* _EXERCISE DIRECTIONS_
Copy out the lines of the records below, and only those lines, from the one with "Output the component" through the one with "1.5, 1.75, 2.0];", exactly as they appear.

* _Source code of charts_
____________________

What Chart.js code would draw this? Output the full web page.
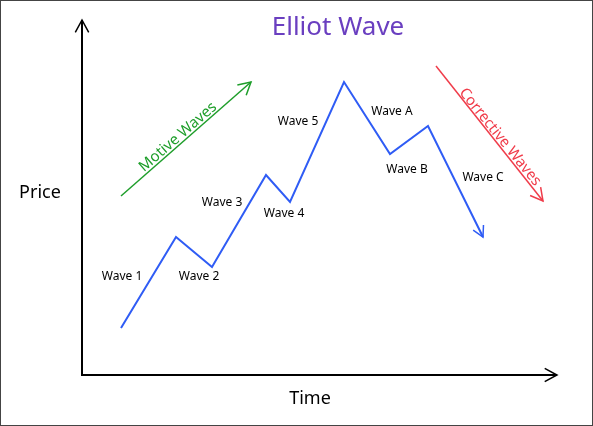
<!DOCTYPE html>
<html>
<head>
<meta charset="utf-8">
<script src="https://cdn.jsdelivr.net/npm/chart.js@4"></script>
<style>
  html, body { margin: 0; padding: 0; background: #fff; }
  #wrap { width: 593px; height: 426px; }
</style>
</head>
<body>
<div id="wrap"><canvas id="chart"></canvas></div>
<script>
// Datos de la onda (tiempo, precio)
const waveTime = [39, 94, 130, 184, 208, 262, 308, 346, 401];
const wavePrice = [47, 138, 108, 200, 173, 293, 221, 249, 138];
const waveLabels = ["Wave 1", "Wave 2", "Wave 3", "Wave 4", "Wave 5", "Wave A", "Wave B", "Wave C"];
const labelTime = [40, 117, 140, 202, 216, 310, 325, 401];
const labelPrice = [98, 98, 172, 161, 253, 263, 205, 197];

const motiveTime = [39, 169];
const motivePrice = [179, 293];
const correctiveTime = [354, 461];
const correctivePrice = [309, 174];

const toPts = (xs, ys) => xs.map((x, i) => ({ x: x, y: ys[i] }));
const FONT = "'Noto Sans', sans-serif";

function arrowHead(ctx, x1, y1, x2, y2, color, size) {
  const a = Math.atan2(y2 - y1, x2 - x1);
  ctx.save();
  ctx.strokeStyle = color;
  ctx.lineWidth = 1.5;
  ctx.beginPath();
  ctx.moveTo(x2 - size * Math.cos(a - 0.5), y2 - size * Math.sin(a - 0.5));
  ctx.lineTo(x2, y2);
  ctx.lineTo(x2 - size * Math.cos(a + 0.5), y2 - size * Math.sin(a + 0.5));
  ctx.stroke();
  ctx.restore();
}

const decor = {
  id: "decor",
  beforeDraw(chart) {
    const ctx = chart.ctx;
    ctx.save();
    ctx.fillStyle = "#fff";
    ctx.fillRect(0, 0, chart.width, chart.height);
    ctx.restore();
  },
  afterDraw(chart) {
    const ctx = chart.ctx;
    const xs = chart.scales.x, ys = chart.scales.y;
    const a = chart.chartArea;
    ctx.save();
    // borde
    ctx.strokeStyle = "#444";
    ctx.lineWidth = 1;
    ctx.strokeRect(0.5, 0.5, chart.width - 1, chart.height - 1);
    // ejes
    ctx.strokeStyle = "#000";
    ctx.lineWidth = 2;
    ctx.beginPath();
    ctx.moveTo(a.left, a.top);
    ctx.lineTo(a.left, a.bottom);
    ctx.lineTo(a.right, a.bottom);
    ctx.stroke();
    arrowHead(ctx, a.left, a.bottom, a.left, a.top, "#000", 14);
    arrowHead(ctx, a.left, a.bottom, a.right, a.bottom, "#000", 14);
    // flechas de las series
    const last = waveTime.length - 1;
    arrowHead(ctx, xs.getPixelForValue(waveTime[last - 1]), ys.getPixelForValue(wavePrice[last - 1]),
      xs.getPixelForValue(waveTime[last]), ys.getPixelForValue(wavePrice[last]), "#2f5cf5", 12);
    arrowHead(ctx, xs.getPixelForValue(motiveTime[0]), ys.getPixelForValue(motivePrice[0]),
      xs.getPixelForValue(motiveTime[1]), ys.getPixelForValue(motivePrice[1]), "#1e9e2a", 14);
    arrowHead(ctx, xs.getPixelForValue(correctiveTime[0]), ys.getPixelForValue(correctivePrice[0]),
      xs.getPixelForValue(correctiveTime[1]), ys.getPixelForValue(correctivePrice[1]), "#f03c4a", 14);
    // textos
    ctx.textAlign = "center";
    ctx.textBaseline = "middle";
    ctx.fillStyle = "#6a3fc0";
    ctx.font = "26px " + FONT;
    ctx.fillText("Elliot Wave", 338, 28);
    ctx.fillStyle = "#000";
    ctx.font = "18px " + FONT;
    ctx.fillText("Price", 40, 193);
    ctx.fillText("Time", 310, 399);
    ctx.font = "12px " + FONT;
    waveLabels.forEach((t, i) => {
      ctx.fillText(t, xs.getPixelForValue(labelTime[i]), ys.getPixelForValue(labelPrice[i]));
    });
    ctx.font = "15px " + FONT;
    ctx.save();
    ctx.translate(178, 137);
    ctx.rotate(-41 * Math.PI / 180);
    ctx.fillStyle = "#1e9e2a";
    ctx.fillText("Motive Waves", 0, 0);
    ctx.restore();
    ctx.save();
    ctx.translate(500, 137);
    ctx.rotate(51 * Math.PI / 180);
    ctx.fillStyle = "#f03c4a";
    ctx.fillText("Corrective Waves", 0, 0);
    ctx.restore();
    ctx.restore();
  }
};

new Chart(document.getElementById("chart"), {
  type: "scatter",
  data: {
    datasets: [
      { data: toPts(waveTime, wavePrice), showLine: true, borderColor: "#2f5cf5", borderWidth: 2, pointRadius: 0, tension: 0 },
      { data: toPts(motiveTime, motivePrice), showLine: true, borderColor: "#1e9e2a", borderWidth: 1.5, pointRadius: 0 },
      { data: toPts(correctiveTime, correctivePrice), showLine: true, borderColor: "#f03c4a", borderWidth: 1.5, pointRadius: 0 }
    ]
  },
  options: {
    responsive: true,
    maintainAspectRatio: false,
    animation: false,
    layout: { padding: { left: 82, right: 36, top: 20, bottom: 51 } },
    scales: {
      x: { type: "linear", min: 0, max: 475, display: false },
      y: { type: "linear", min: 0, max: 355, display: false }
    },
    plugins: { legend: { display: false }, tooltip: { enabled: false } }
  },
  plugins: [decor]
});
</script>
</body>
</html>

____________________

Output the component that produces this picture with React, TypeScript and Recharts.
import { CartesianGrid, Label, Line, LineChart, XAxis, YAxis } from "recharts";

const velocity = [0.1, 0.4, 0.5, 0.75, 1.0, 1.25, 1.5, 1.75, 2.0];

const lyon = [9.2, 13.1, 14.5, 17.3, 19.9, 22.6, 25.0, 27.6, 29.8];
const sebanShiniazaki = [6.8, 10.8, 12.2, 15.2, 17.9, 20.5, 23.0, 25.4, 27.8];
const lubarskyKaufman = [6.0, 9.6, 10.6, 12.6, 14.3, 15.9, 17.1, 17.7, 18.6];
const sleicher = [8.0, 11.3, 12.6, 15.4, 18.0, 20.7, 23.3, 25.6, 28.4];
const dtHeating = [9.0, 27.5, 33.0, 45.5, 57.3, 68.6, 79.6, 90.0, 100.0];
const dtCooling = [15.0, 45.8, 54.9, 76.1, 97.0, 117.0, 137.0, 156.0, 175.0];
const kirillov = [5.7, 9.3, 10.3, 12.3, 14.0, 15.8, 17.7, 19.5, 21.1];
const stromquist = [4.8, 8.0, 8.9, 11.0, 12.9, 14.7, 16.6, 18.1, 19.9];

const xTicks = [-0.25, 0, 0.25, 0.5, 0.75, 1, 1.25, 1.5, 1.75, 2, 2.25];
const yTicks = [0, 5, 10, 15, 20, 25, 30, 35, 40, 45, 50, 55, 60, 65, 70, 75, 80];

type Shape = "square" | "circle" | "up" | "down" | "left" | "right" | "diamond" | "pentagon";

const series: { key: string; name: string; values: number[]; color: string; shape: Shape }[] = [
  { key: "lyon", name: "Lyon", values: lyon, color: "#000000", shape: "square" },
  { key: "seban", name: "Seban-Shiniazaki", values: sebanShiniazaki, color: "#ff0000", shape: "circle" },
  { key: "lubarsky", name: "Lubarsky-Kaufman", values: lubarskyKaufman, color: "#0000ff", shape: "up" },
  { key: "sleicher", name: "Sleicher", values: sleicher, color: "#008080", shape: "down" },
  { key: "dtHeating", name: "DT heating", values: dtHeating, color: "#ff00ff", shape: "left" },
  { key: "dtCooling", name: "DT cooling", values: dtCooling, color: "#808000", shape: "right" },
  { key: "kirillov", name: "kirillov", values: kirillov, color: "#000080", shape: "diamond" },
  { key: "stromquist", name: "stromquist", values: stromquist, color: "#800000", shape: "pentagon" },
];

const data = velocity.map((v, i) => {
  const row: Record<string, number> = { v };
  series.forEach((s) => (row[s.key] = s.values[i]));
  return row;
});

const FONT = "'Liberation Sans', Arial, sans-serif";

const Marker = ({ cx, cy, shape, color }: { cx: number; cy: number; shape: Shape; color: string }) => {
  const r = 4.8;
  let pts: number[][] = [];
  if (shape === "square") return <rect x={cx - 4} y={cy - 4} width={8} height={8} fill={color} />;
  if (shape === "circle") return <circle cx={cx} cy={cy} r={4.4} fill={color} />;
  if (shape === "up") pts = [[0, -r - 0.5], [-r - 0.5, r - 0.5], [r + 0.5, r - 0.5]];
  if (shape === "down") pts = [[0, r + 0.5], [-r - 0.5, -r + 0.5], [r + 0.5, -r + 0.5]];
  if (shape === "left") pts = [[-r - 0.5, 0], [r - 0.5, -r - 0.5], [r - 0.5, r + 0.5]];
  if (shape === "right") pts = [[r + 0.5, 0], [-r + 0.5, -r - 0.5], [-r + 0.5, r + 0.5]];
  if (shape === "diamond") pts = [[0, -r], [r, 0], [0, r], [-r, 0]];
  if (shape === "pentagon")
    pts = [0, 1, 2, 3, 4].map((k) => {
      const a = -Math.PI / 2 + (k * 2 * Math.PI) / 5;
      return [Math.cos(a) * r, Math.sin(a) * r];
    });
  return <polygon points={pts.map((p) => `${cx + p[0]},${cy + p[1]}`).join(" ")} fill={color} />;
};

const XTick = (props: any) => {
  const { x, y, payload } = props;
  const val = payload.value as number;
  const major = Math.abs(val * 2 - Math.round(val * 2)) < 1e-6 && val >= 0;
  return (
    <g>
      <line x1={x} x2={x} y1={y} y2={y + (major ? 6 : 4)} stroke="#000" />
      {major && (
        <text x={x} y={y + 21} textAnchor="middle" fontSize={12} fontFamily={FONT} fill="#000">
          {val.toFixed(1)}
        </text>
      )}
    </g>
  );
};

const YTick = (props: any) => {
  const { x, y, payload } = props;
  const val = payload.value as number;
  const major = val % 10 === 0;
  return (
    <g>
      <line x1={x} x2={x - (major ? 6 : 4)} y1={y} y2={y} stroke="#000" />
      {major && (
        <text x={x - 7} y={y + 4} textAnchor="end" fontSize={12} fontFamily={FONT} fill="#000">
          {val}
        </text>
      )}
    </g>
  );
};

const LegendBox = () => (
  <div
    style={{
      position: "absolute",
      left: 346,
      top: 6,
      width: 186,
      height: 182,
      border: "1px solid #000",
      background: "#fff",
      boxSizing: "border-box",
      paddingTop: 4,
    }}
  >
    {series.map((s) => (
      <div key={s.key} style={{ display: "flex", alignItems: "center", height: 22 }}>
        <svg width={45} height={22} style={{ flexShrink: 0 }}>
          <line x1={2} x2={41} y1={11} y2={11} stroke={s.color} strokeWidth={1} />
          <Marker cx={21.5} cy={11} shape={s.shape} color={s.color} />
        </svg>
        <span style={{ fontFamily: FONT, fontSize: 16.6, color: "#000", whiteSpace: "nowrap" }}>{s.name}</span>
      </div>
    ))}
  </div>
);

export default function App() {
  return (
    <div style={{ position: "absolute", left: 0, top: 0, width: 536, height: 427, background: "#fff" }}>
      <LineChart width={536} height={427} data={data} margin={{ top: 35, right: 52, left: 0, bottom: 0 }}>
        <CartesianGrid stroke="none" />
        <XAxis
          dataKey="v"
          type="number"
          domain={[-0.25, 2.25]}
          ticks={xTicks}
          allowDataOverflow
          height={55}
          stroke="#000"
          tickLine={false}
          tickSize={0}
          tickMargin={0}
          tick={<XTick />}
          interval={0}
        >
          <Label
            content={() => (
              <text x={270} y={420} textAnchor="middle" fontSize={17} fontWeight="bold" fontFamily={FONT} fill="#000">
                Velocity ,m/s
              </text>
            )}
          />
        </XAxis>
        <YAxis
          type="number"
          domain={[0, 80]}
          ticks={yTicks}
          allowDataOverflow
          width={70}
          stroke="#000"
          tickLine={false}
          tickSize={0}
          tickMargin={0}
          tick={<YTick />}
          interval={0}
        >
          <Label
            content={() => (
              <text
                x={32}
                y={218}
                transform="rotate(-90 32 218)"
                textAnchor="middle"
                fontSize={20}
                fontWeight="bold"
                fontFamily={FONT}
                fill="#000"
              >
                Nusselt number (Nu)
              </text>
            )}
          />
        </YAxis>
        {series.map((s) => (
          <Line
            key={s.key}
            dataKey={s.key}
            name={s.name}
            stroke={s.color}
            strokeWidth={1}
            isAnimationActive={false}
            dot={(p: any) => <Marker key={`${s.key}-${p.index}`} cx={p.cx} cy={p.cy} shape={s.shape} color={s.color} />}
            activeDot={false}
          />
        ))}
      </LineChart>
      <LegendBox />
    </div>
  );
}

____________________

* _THE SOLUTION_
Output the component that produces this picture with React, TypeScript and Recharts.
import { CartesianGrid, Label, Line, LineChart, XAxis, YAxis } from "recharts";

const velocity = [0.1, 0.4, 0.5, 0.75, 1.0, 1.25, 1.5, 1.75, 2.0];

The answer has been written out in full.